Holding — Bastow, J.
- The Supreme Court, Appellate Division, held that the order denying Whirlpool's motion for summary judgment should be reversed and that summary judgment should be granted to Whirlpool.
Rule
- Parol evidence is inadmissible to prove a condition that contradicts the express terms of a written agreement.
Reasoning
- The Supreme Court, Appellate Division, reasoned that the proposed oral agreement contradicted the written terms of the purchase order, specifically regarding the timing of the payment obligations.
- The court noted that the writing expressly stated that payment periods would start from the date of receipt of the equipment, thus making the proposed oral condition inconsistent.
- Furthermore, the court highlighted that the purchase order, drafted by the defendant, included clauses indicating that no verbal modifications would be effective and that all modifications required written consent.
- The court found it implausible that the defendant would not have included crucial provisions regarding installation and operational training in the formal agreement if such terms had been agreed upon.
- Additionally, the court pointed out that the true reasons for the non-installation of equipment were unrelated to the alleged oral agreement, citing construction delays and financial difficulties faced by the Credelco group.
- The court concluded that the writing constituted a complete agreement detailing each party's obligations, which did not leave room for the oral conditions proposed by the defendant.

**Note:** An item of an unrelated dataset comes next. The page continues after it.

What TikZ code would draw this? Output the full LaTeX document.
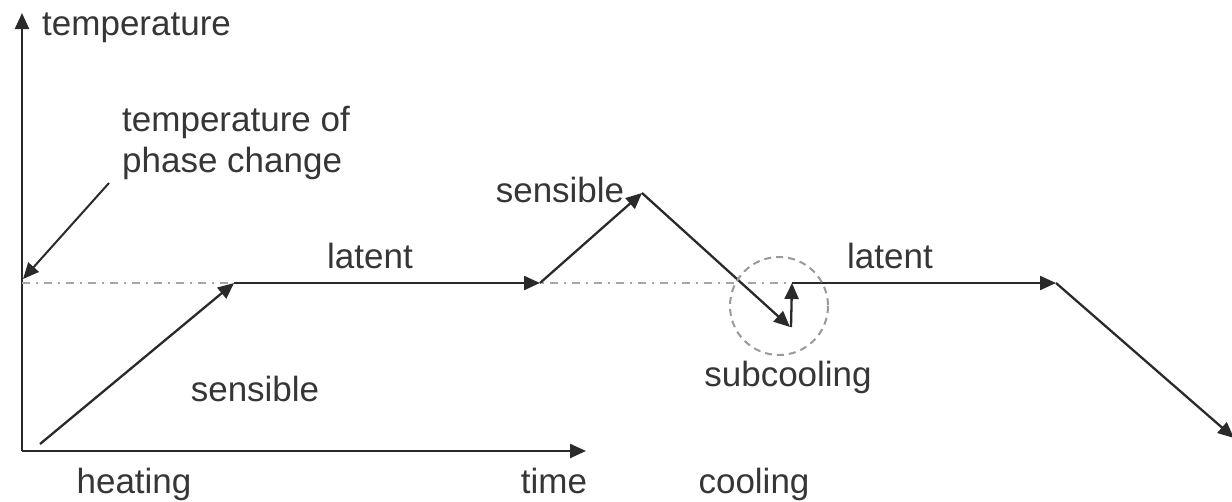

Deep Dive: How the Court Reached Its Decision
Court's Reasoning on Parol Evidence
The court examined the proposed parol evidence by the defendant to determine whether it contradicted the express terms of the written purchase order. The court noted that, according to the established legal principle, parol evidence could only be admitted to prove a condition precedent if it did not contradict the terms of the written agreement. In this case, the purchase order explicitly stated that the payment periods would commence from the date of receipt of the equipment, suggesting that any oral condition requiring operational training before payment would directly conflict with this provision. Thus, the court found the proposed oral condition to be inconsistent with the written agreement, which undermined its admissibility under the parol evidence rule. Additionally, the court highlighted that the purchase order was drafted with precise language, including clauses that mandated any modifications to be in writing and specifically stated that no verbal modifications would be valid. This indicated that if the parties had indeed agreed to the additional terms regarding supervision and training, they would have logically included them in the formal agreement. The court further pointed out that the circumstances surrounding the failure to install the equipment were unrelated to the alleged oral condition, as they stemmed from construction delays and financial difficulties faced by the Credelco group. Consequently, the court concluded that the written agreement represented a complete and detailed understanding of the parties' obligations, leaving no room for the oral conditions proposed by the defendant.
Integration and Completeness of the Written Agreement
The court emphasized the importance of the written purchase order as a fully integrated document that captured the complete understanding between the parties. It noted that the writing explicitly delineated the responsibilities and obligations of each party, which led to the conclusion that it was intended to be comprehensive. The court referenced the principle established in prior case law, asserting that if the terms of an alleged oral condition were crucial enough to affect the obligations of the parties, they should have been included in the written agreement. This assertion was supported by the fact that the defendant prepared the purchase order with meticulous detail, which further suggested that any significant terms, such as those related to installation and training, were purposely excluded. The court's analysis also considered the official comments from the Uniform Commercial Code, which advised that additional terms that would likely have been included in the document should not be introduced as evidence. This reinforced the notion that the writing was not only complete but also reflective of the parties’ intentions at the time of its execution. The court concluded that allowing the defendant to introduce the oral condition would undermine the integrity of the written agreement and the legal principles governing contract law.
Implications of Parol Evidence Rule
The court's reasoning underscored the significance of the parol evidence rule in maintaining the sanctity of written contracts. By affirming that parol evidence is inadmissible when it contradicts an express term of a written agreement, the court aimed to uphold the reliability of formal agreements as a means of avoiding disputes over ambiguous or unrecorded terms. It recognized that allowing oral modifications or conditions could lead to significant uncertainty and potential unfairness, as parties could later dispute the existence or terms of such agreements. This decision reinforced the principle that parties should be bound by the terms they have mutually agreed upon and documented in writing, thereby encouraging diligence in contract formation. The court also highlighted the importance of clearly defining the conditions under which parties are obligated to fulfill their duties, thus ensuring that all essential terms are explicitly stated in the contract. In this case, the court determined that the proposed oral agreement would not only contradict the written terms but would also introduce ambiguity that the parol evidence rule was designed to prevent. Ultimately, this ruling served to reaffirm the necessity of adhering strictly to the terms of written contracts in commercial transactions, promoting clarity and predictability in contractual relationships.